DEADLINE 17 August 2018.

Without a doubt, the news media have played and still play an important part in arousing public concern about the environment. Since the late nineteenth century, and in particular since the 1970s, environmental journalists and environmentalists practicing journalism have reported on industrial pollution, conservation issues, and environmental disasters and uncovered the effects of climate change on everyday life. The example of Greenpeace, in turn, illustrates how environmental activism’s strategies, and even their success, often depends on garnering widespread news attention. The rise of environmental awareness and the environmental beat in news reporting go hand in hand.

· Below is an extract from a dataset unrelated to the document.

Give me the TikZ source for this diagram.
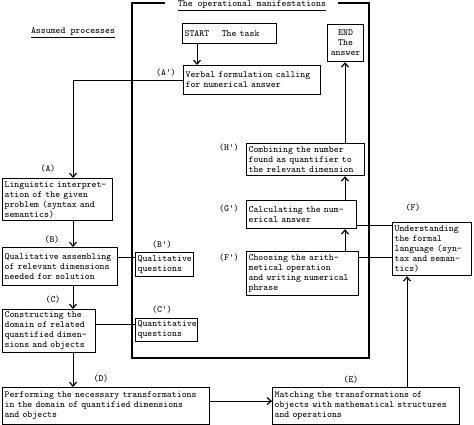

The intricate relationship between creation of environmental awareness and environmental journalism, however, is problematic. Professionals have long struggled with the challenge of how to tell stories about highly complex science and policy debates which unfold slowly in meetings and journals. The long-term effects of pollution or environmental disasters on humans and ecosystems are not always easy to pin down. Sometimes, expert opinions seem to contradict each other. Moreover, there is the challenge of how to make readers (and editors) care about planetary changes that may not affect them, but will affect the next generation, people halfway around the globe, or nonhuman beings. Today’s post-truth and fake-news debates, e.g. centering on whether or not climate change is real, as well as a more general crisis of print media, exacerbate these existing difficulties. Despite the institutionalization of the environmental beat in news reporting in many industrialized countries in the 1970s, environmental journalism has long been on the decline. Even today, with increasingly pressing environmental issues, green journalism has remained “a delicate plant already on the list of endangered species,” according to Torsten Schäfer, head of the project “Climate Stories.”

In academia, despite the enormous rise of the environmental humanities and activist-researchers all around the world, environmental journalism and its history are two separate categories. While environmental history ascribes an important role to “the media” and environmentalists who practice journalism, we know little about environmental journalists en masse, their influences and their news strategies. Media and journalism studies, in turn, have primarily focused on the relationship between the news media and environmentalism in specific locations and times, or have explored the relationship between the media and specific issues, such as nuclear power, biotechnology, or climate change.

Environmental historians, media and journalism scholars, as well as environmental journalists, could greatly benefit from exploring the intersections between their work. The temporal dimension of most environmental issues is such that a long-term frame of thinking is necessary. Additionally, successful media campaigns from the past could inform strategies for tomorrow. Learning how “the media” and environmental journalism works, in turn, helps historians develop a more nuanced and critical understanding of “the press” and its acclaimed powers for environmental change, and might also help them pitch their research successfully to an audience beyond the ivory tower.

This interdisciplinary workshop “Writing for Change” seeks to create a platform of exchange for historians, media and journalism scholars, as well as practitioners, to discuss historic as well as current trends, strategies, dilemmas (and solutions) in environmental reporting.

We invite historical and current perspectives on the changing relationship between journalism and the creation of public environmental awareness. Papers could investigate, for instance, the careers of individual environmental journalists and science writers, the policies of environmental agenda setting, or environmental news forms, technologies, and outlets and how they have changed over time.

The workshop takes place in cooperation with LMU Munich’s Center for Advanced Studies. Its excellent facilities and the exclusive setting will help create the perfect working atmosphere to think through some of these questions together.
Accommodation costs are covered and there will be a subsidy for travel costs.